The process typically takes 3 to 6 months, but it can take longer if negotiations with the freeholder are protracted or if the case goes to tribunal. The timeline depends on factors such as the freeholder's responsiveness, the complexity of the valuation, and whether a tribunal hearing is required.
Can I extend my lease if I have a mortgage?
Yes, you can extend your lease if you have a mortgage, but you will need to inform your lender. Some lenders may require you to use a solicitor from their approved panel. Once the lease is extended, you may need to update your mortgage terms to reflect the new lease length.
What happens if my lease expires?
If your lease expires, the property reverts to the freeholder, and you no longer have any legal right to live there. However, the freeholder cannot simply evict you without a court order. In practice, most leaseholders extend their lease long before it expires to avoid this situation. If your lease is nearing expiration, seek legal advice immediately.
Do I need to pay stamp duty on a lease extension?
Yes, you may need to pay Stamp Duty Land Tax (SDLT) on the premium if it exceeds the current threshold (£250,000 for residential properties as of 2024). The rate depends on the premium amount.

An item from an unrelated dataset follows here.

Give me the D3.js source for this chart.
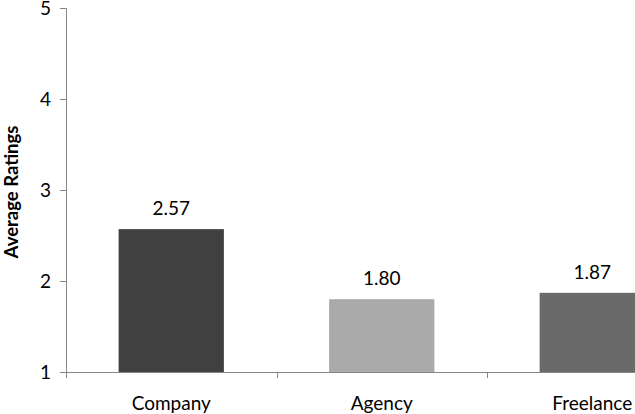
<!DOCTYPE html>
<html><head><meta charset="utf-8">
<script src="https://cdn.jsdelivr.net/npm/d3@7/dist/d3.min.js"></script>
<style>body{margin:0;background:#fff;} svg{display:block;} text{font-family:Lato,"Open Sans",sans-serif;fill:#000;}</style>
</head><body>
<svg id="c" width="635" height="414"></svg>
<script>
const categories = ["Company", "Agency", "Freelance"];
const values = [2.57, 1.80, 1.87];
const labels = ["2.57", "1.80", "1.87"];
const colors = ["#404040", "#aaaaaa", "#6a6a6a"];
const yTicks = [1, 2, 3, 4, 5];

const svg = d3.select("#c");
const mLeft = 66, mTop = 8, mBottom = 372, plotRight = 697.5;
const x = d3.scaleBand().domain(categories).range([mLeft, plotRight]).paddingInner(0).paddingOuter(0);
const y = d3.scaleLinear().domain([1, 5]).range([mBottom, mTop]);

const bw = x.bandwidth() * 0.5;
svg.selectAll("rect.bar").data(categories).enter().append("rect")
  .attr("x", (d) => x(d) + x.bandwidth()/2 - bw/2)
  .attr("width", bw)
  .attr("y", (d, i) => y(values[i]))
  .attr("height", (d, i) => y(1) - y(values[i]))
  .attr("fill", (d, i) => colors[i]);

// y axis
const ya = svg.append("g").attr("transform", `translate(${mLeft},0)`)
  .call(d3.axisLeft(y).tickValues(yTicks).tickFormat(d3.format("d")).tickSize(6).tickPadding(9));
ya.select(".domain").attr("stroke", "#868686").attr("d", `M-6,${mTop+0.5}H0.5V${mBottom+0.5}`);
ya.selectAll(".tick line").attr("stroke", "#868686");
ya.selectAll(".tick text").style("font-size", "19px").attr("dy", "0.32em");

// x axis
const xa = svg.append("g").attr("transform", `translate(0,${mBottom})`);
xa.append("line").attr("x1", mLeft).attr("x2", plotRight).attr("y1", 0.5).attr("y2", 0.5).attr("stroke", "#868686");
const bounds = categories.map(d => x(d)).concat([plotRight]);
xa.selectAll("line.t").data(bounds).enter().append("line")
  .attr("x1", d => Math.round(d) + 0.5).attr("x2", d => Math.round(d) + 0.5)
  .attr("y1", 0).attr("y2", 6).attr("stroke", "#868686");
xa.selectAll("text").data(categories).enter().append("text")
  .attr("x", d => x(d) + x.bandwidth()/2).attr("y", 38)
  .attr("text-anchor", "middle").style("font-size", "19px").text(d => d);

// value labels
svg.selectAll("text.val").data(categories).enter().append("text")
  .attr("x", d => x(d) + x.bandwidth()/2)
  .attr("y", (d, i) => y(values[i]) - 14)
  .attr("text-anchor", "middle").style("font-size", "19px")
  .text((d, i) => labels[i]);

// y title
svg.append("text").attr("transform", `translate(18,192) rotate(-90)`)
  .attr("text-anchor", "middle").style("font-size", "18.5px").style("font-weight", "bold")
  .text("Average Ratings");
</script>
</body></html>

For example, if the premium is £30,000, you would pay 0% SDLT. If it is £150,000, you would pay 2% on the amount over £125,000. Use the GOV.UK SDLT calculator to check your liability.
Can I extend my lease if the freeholder is missing?
If the freeholder cannot be traced, you can apply to the First-tier Tribunal (Property Chamber) for a vesting order. This allows you to extend the lease or buy the freehold without the freeholder's consent. You will need to provide evidence that you have made reasonable efforts to locate the freeholder.
What is marriage value, and why does it matter?
Marriage value is the increase in the property's value due to the lease extension. It arises because a property with a longer lease is more valuable than one with a shorter lease. Under the 1993 Act, marriage value is split 50/50 between the leaseholder and the freeholder. It only applies if the lease has less than 80 years remaining. Marriage value can significantly increase the premium, so it is often cheaper to extend the lease before it drops below 80 years.
Conclusion
Extending your lease is one of the most important financial decisions you can make as a leaseholder. It can increase your property's value, improve its marketability, and provide long-term security. While the process can seem daunting, understanding the statutory formula, seeking professional advice, and acting early can help you achieve a fair and cost-effective lease extension.
Use this calculator as a starting point to estimate your premium, but remember that the actual cost may vary based on professional valuations and negotiations. For personalised advice, consult a chartered surveyor and a solicitor specialising in leasehold law.